REQUEST:
Return only those lines from the line containing "Reproduce this chart with matplotlib." to the line containing "18, 20, 22]", both included, and please omit the pictures.

═════ SOURCE DATA ═════

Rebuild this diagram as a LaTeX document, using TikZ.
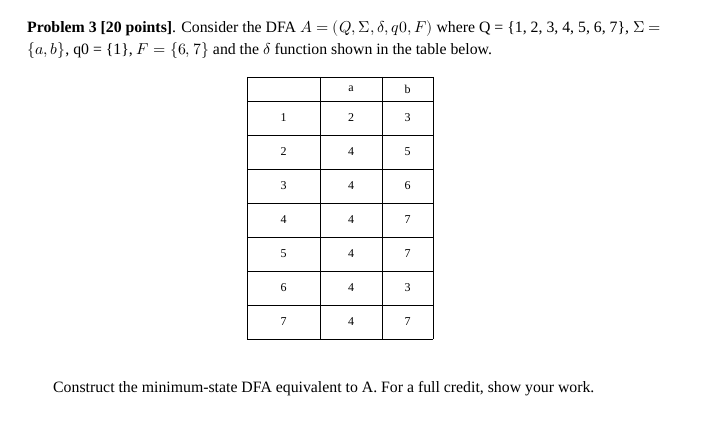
\documentclass[tikz,border=0pt]{standalone}
\usepackage{fontspec}
\setmainfont{Liberation Serif}
\usepackage{unicode-math}
\setmathfont{Latin Modern Math}
\begin{document}
\begin{tikzpicture}[x=1pt,y=-1pt,
  txt/.style={anchor=base west,inner sep=0pt,font=\fontsize{15.8}{18}\selectfont},
  cell/.style={inner sep=0pt,font=\fontsize{12}{14}\selectfont}]
\useasboundingbox (0,0) rectangle (713,430);
\node[txt] (l1) at (27,33) {\textbf{Problem 3 [20 points]}. Consider the DFA $A=(Q,\Sigma,\delta,q0,F)$ where Q = \{1, 2, 3, 4, 5, 6, 7\}, $\Sigma=$};
\node[txt] (l2) at (27,55) {$\{a,b\}$, q0 = \{1\}, $F=\{6,7\}$ and the $\delta$ function shown in the table below.};
\foreach \y in {77,101,135,169,203,237,271,305,339} \draw[line width=0.6pt] (247,\y) -- (433,\y);
\foreach \x in {247,320,382,433} \draw[line width=0.6pt] (\x,77) -- (\x,339);
\node[cell] (ha) at (351,89) {a};
\node[cell] (hb) at (407.5,89) {b};
\foreach \s/\a/\b [count=\i] in {1/2/3,2/4/5,3/4/6,4/4/7,5/4/7,6/4/3,7/4/7}{
  \pgfmathsetmacro\yy{101+34*\i-17}
  \node[cell] (s\i) at (283.5,\yy) {\s};
  \node[cell] (a\i) at (351,\yy) {\a};
  \node[cell] (b\i) at (407.5,\yy) {\b};
}
\node[txt] (l3) at (53,393) {Construct the minimum-state DFA equivalent to A. For a full credit, show your work.};
\end{tikzpicture}
\end{document}
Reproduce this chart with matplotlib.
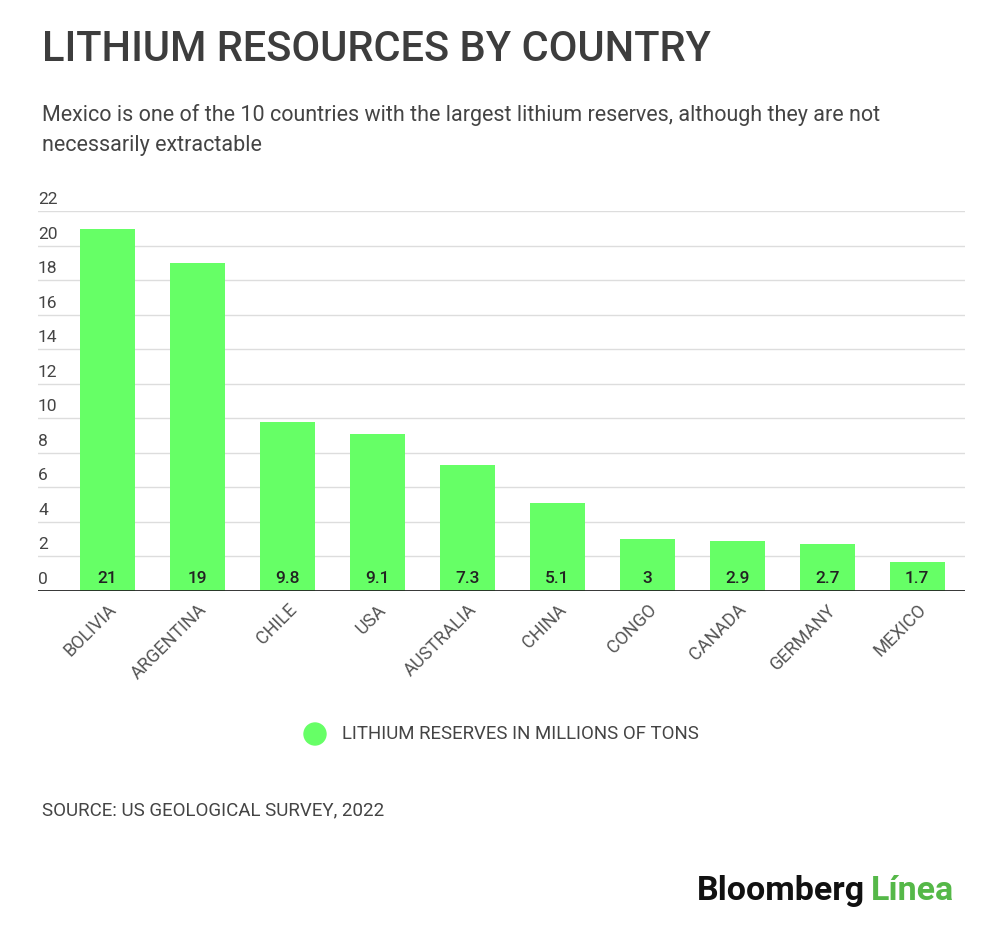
import matplotlib.pyplot as plt
from matplotlib.patches import Ellipse
import numpy as np

countries = ["BOLIVIA", "ARGENTINA", "CHILE", "USA", "AUSTRALIA",
             "CHINA", "CONGO", "CANADA", "GERMANY", "MEXICO"]
reserves = [21, 19, 9.8, 9.1, 7.3, 5.1, 3, 2.9, 2.7, 1.7]
value_labels = ["21", "19", "9.8", "9.1", "7.3", "5.1", "3", "2.9", "2.7", "1.7"]
y_ticks = [0, 2, 4, 6, 8, 10, 12, 14, 16, 18, 20, 22]

title = "LITHIUM RESOURCES BY COUNTRY"
subtitle = ("Mexico is one of the 10 countries with the largest lithium reserves, although they are not\n"
            "necessarily extractable")
legend_label = "LITHIUM RESERVES IN MILLIONS OF TONS"
source = "SOURCE: US GEOLOGICAL SURVEY, 2022"

green = "#66ff66"
text_dark = "#3d3d3d"

plt.rcParams['font.family'] = ['Roboto', 'DejaVu Sans']

fig = plt.figure(figsize=(10, 9.35), dpi=100)
ax = fig.add_axes([0.038, 0.368, 0.927, 0.406])

x = np.arange(len(countries))
ax.bar(x, reserves, width=0.61, color=green, zorder=2)

for xi, lab in zip(x, value_labels):
    ax.text(xi, 0.3, lab, ha='center', va='bottom', fontsize=12.5,
            color="#222222", fontweight='medium', zorder=3)

ax.set_xlim(-0.772, 9.53)
ax.set_ylim(0, 22)

# gridlines with labels sitting above them on the left
for t in y_ticks:
    if t > 0:
        ax.axhline(t, color="#dddddd", linewidth=1, zorder=1)
    ax.text(-0.772, t + 0.25, str(t), ha='left', va='bottom', fontsize=12.5,
            color="#444444")

ax.axhline(0, color="#222222", linewidth=2, zorder=4)

for s in ax.spines.values():
    s.set_visible(False)
ax.set_yticks([])
ax.set_xticks(x)
ax.set_xticklabels(countries, rotation=45, ha='right', rotation_mode='anchor',
                   fontsize=13, color="#555555")
ax.tick_params(axis='x', length=0, pad=7)

fig.text(0.042, 0.947, title, fontsize=30, fontweight='medium', color=text_dark,
         va='center', ha='left')
fig.text(0.042, 1 - 130 / 935, subtitle, fontsize=15.5, color="#444444", va='center',
         ha='left', linespacing=1.6)

# legend
ly = 1 - 734 / 935
fig.add_artist(Ellipse((0.315, ly), 0.022, 0.022 * 1000 / 935, transform=fig.transFigure,
                       color=green))
fig.text(0.342, ly, legend_label, fontsize=13.4, color="#444444",
         va='center', ha='left')

fig.text(0.042, 1 - 810 / 935, source, fontsize=13.5, color="#444444",
         va='center', ha='left')

t1 = fig.text(0.697, 1 - 891 / 935, "Bloomberg", fontsize=24.5, fontweight='bold',
              color="#111111", va='center', ha='left')
fig.canvas.draw()
bb = t1.get_window_extent()
fig.text(bb.x1 / fig.bbox.width + 0.006, 1 - 891 / 935, "Línea", fontsize=24.5,
         fontweight='bold', color="#55b848", va='center', ha='left')

fig.savefig("out.png", dpi=100, facecolor="white")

═════

IN RESPONSE:
Reproduce this chart with matplotlib.
import matplotlib.pyplot as plt
from matplotlib.patches import Ellipse
import numpy as np

countries = ["BOLIVIA", "ARGENTINA", "CHILE", "USA", "AUSTRALIA",
             "CHINA", "CONGO", "CANADA", "GERMANY", "MEXICO"]
reserves = [21, 19, 9.8, 9.1, 7.3, 5.1, 3, 2.9, 2.7, 1.7]
value_labels = ["21", "19", "9.8", "9.1", "7.3", "5.1", "3", "2.9", "2.7", "1.7"]
y_ticks = [0, 2, 4, 6, 8, 10, 12, 14, 16, 18, 20, 22]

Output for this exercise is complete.